[Code that draws figures]
>>

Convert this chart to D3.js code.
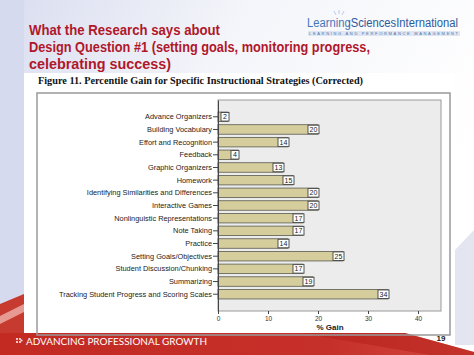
<!DOCTYPE html>
<html>
<head>
<meta charset="utf-8">
<script src="https://cdn.jsdelivr.net/npm/d3@7"></script>
<style>
  html, body { margin: 0; padding: 0; background: #fff; }
  svg { display: block; }
</style>
</head>
<body>
<div class="chart"></div>
<script>
// strategies and their percentile gain
const categories = [
    'Advance Organizers', 'Building Vocabulary', 'Effort and Recognition', 'Feedback',
    'Graphic Organizers', 'Homework', 'Identifying Similarities and Differences',
    'Interactive Games', 'Nonlinguistic Representations', 'Note Taking', 'Practice',
    'Setting Goals/Objectives', 'Student Discussion/Chunking', 'Summarizing',
    'Tracking Student Progress and Scoring Scales'
];
const gains = [2, 20, 14, 4, 13, 15, 20, 20, 17, 17, 14, 25, 17, 19, 34];
const xTicks = [0, 10, 20, 30, 40];
const titleLines = [
    'What the Research says about',
    'Design Question #1 (setting goals, monitoring progress,',
    'celebrating success)'
];

const width = 474, height = 355;
let svg = d3.select('.chart')
    .append('svg')
    .attr('width', width)
    .attr('height', height);

let defs = svg.append('defs');
let bg = defs.append('linearGradient')
    .attr('id', 'bg').attr('x1', 0).attr('y1', 0).attr('x2', 1).attr('y2', 0.4);
bg.append('stop').attr('offset', '0%').attr('stop-color', '#d9ddef');
bg.append('stop').attr('offset', '45%').attr('stop-color', '#f4f5fa');
bg.append('stop').attr('offset', '100%').attr('stop-color', '#ffffff');
let red = defs.append('linearGradient')
    .attr('id', 'red').attr('x1', 0).attr('y1', 0).attr('x2', 1).attr('y2', 0);
red.append('stop').attr('offset', '0%').attr('stop-color', '#c22a22');
red.append('stop').attr('offset', '70%').attr('stop-color', '#c6302a');
red.append('stop').attr('offset', '100%').attr('stop-color', '#d24a40');
let logoFill = defs.append('linearGradient')
    .attr('id', 'logoFill').attr('x1', 0).attr('y1', 0).attr('x2', 1).attr('y2', 0);
logoFill.append('stop').attr('offset', '0%').attr('stop-color', '#3f76b8');
logoFill.append('stop').attr('offset', '27%').attr('stop-color', '#3f76b8');
logoFill.append('stop').attr('offset', '27.5%').attr('stop-color', '#2a5b9c');
logoFill.append('stop').attr('offset', '100%').attr('stop-color', '#2a5b9c');

// slide background
svg.append('rect').attr('width', width).attr('height', height).attr('fill', 'url(#bg)');
svg.append('rect').attr('x', 0).attr('y', 0).attr('width', 24).attr('height', 305).attr('fill', '#d6daee');
svg.append('polygon').attr('points', '455,250 474,230 474,345 455,345').attr('fill', '#e3e6f0');
svg.append('polygon').attr('points', '0,304 24,294 24,340 0,340').attr('fill', '#c63a30');
svg.append('polygon').attr('points', '0,316 24,304 24,312 0,324').attr('fill', '#e79a92');
svg.append('polygon').attr('points', '0,333 405,333 474,352 474,355 0,355').attr('fill', 'url(#red)');
svg.append('polygon').attr('points', '300,333 405,333 474,352 474,355 430,355').attr('fill', '#b8231d').attr('opacity', 0.6);

// title
svg.append('g')
    .selectAll('text')
    .data(titleLines)
    .join('text')
    .attr('x', 29)
    .attr('y', (d, i) => 35 + i * 17)
    .attr('font-family', 'Liberation Sans, Arial, sans-serif')
    .attr('font-weight', 'bold')
    .attr('font-size', 14)
    .attr('fill', '#b0172a')
    .attr('textLength', (d, i) => [191, 341, 142][i])
    .attr('lengthAdjust', 'spacingAndGlyphs')
    .text(d => d);

// logo
let logo = svg.append('g')
    .attr('font-family', 'Liberation Sans, Arial, sans-serif')
    .attr('font-size', 12.5);
logo.append('text')
    .attr('x', 307).attr('y', 27)
    .attr('fill', 'url(#logoFill)')
    .attr('textLength', 151)
    .attr('lengthAdjust', 'spacingAndGlyphs')
    .text('LearningSciencesInternational');
logo.append('path')
    .attr('d', 'M336,15 L334,11 M339,14 L339,10 M342,15 L344,11')
    .attr('stroke', '#8fb0da').attr('stroke-width', 0.6);
logo.append('rect').attr('x', 308).attr('y', 31).attr('width', 152).attr('height', 5).attr('fill', '#dfe6f2');
logo.append('text')
    .attr('x', 309).attr('y', 35)
    .attr('font-size', 4)
    .attr('fill', '#4a74ac')
    .attr('textLength', 149)
    .attr('lengthAdjust', 'spacing')
    .text('LEARNING AND PERFORMANCE MANAGEMENT');

// figure image
svg.append('rect').attr('x', 24).attr('y', 73).attr('width', 431).attr('height', 260).attr('fill', '#ffffff');
svg.append('text')
    .attr('x', 38).attr('y', 84)
    .attr('font-family', 'Liberation Serif, Times New Roman, serif')
    .attr('font-weight', 'bold')
    .attr('font-size', 9.5)
    .attr('fill', '#111')
    .attr('textLength', 325)
    .attr('lengthAdjust', 'spacingAndGlyphs')
    .text('Figure 11. Percentile Gain for Specific Instructional Strategies (Corrected)');
svg.append('rect')
    .attr('x', 37).attr('y', 93).attr('width', 413).attr('height', 242)
    .attr('fill', 'none').attr('stroke', '#999').attr('stroke-width', 1.5);

// plot
let plot = { left: 218, top: 100, right: 441, bottom: 311 };
let x_scale = d3.scaleLinear()
    .domain([0, 44.6])
    .range([plot.left, plot.right]);
let y_scale = d3.scaleBand()
    .domain(categories)
    .range([plot.top, plot.bottom])
    .paddingInner(0.25)
    .paddingOuter(0.95);

svg.append('rect')
    .attr('x', plot.left).attr('y', plot.top)
    .attr('width', plot.right - plot.left).attr('height', plot.bottom - plot.top)
    .attr('fill', '#ececec').attr('stroke', '#9a9a9a').attr('stroke-width', 1);

let rows = svg.append('g')
    .selectAll('g')
    .data(categories.map((c, i) => ({ name: c, value: gains[i] })))
    .join('g');
rows.append('rect')
    .attr('x', x_scale(0))
    .attr('y', d => y_scale(d.name))
    .attr('width', d => x_scale(d.value) - x_scale(0))
    .attr('height', y_scale.bandwidth())
    .attr('fill', '#d6cd9c')
    .attr('stroke', '#5a5a50')
    .attr('stroke-width', 0.8);
let boxW = d => String(d.value).length > 1 ? 11 : 8;
rows.append('rect')
    .attr('x', d => x_scale(d.value) + 1 - boxW(d))
    .attr('y', d => y_scale(d.name) + 0.5)
    .attr('width', boxW)
    .attr('height', y_scale.bandwidth() - 1)
    .attr('fill', '#fff')
    .attr('stroke', '#444')
    .attr('stroke-width', 0.9);
rows.append('text')
    .attr('x', d => x_scale(d.value) + 1 - boxW(d) / 2)
    .attr('y', d => y_scale(d.name) + y_scale.bandwidth() / 2 + 2.4)
    .attr('text-anchor', 'middle')
    .attr('font-family', 'Liberation Sans, Arial, sans-serif')
    .attr('font-size', 7)
    .attr('fill', '#222')
    .text(d => d.value);

let y_Axis = d3.axisLeft(y_scale).tickSize(5).tickPadding(1).tickSizeOuter(0);
svg.append('g')
    .attr('transform', `translate(${plot.left}, 0)`)
    .call(y_Axis)
    .call(g => g.select('.domain').attr('stroke', '#444'))
    .call(g => g.selectAll('.tick line').attr('stroke', '#444'))
    .selectAll('text')
    .attr('font-family', 'Liberation Sans, Arial, sans-serif')
    .attr('font-size', 7.4)
    .attr('fill', '#222');

let x_Axis = d3.axisBottom(x_scale).tickValues(xTicks).tickSize(3).tickPadding(2).tickSizeOuter(0);
svg.append('g')
    .attr('transform', `translate(0, ${plot.bottom})`)
    .call(x_Axis)
    .call(g => g.select('.domain').remove())
    .call(g => g.selectAll('.tick line').attr('stroke', '#444'))
    .selectAll('text')
    .attr('font-family', 'Liberation Sans, Arial, sans-serif')
    .attr('font-size', 6.5)
    .attr('fill', '#333');

svg.append('text')
    .attr('x', 330).attr('y', 330)
    .attr('text-anchor', 'middle')
    .attr('font-family', 'Liberation Sans, Arial, sans-serif')
    .attr('font-weight', 'bold')
    .attr('font-size', 8)
    .attr('fill', '#222')
    .text('% Gain');

// footer
svg.append('text')
    .attr('x', 441).attr('y', 341)
    .attr('text-anchor', 'middle')
    .attr('font-family', 'Liberation Sans, Arial, sans-serif')
    .attr('font-weight', 'bold')
    .attr('font-size', 8)
    .attr('fill', '#222')
    .text('19');
svg.append('g')
    .selectAll('circle')
    .data([[17, 339], [20, 339], [17, 342], [20, 342], [21.5, 340.5]])
    .join('circle')
    .attr('cx', d => d[0]).attr('cy', d => d[1]).attr('r', 1.1)
    .attr('fill', '#fbe9e6');
svg.append('text')
    .attr('x', 26).attr('y', 344.5)
    .attr('font-family', 'Lato, Liberation Sans, sans-serif')
    .attr('font-size', 10)
    .attr('fill', '#fff')
    .attr('textLength', 181)
    .attr('lengthAdjust', 'spacingAndGlyphs')
    .text('ADVANCING PROFESSIONAL GROWTH');
</script>
</body>
</html>
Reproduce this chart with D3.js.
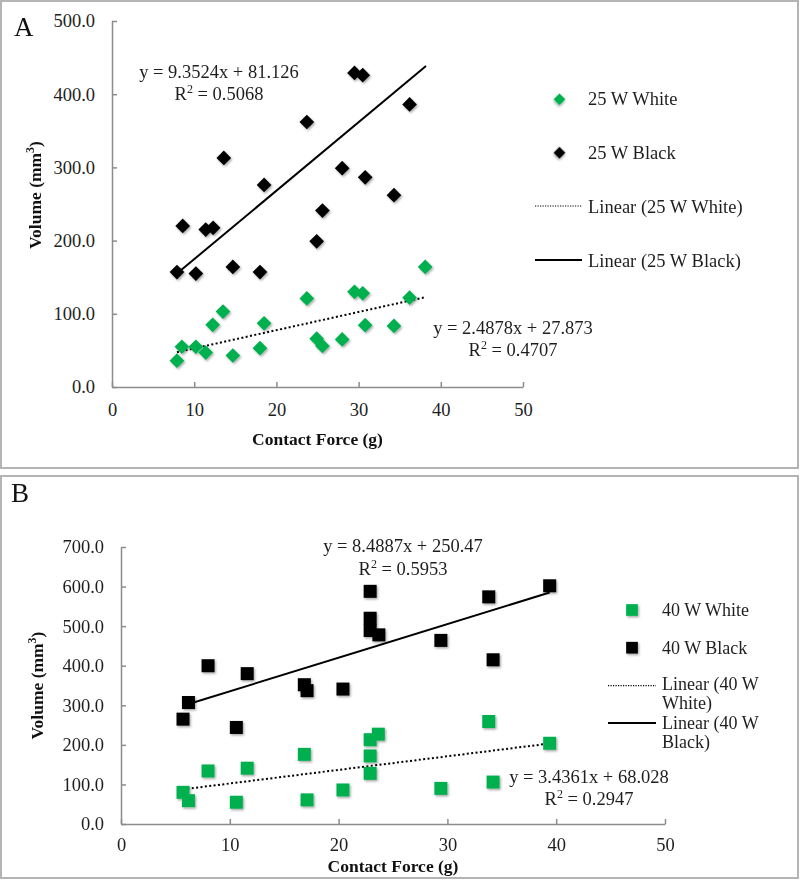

<<

Count the lines that hold the string "this" and state that number alone.

2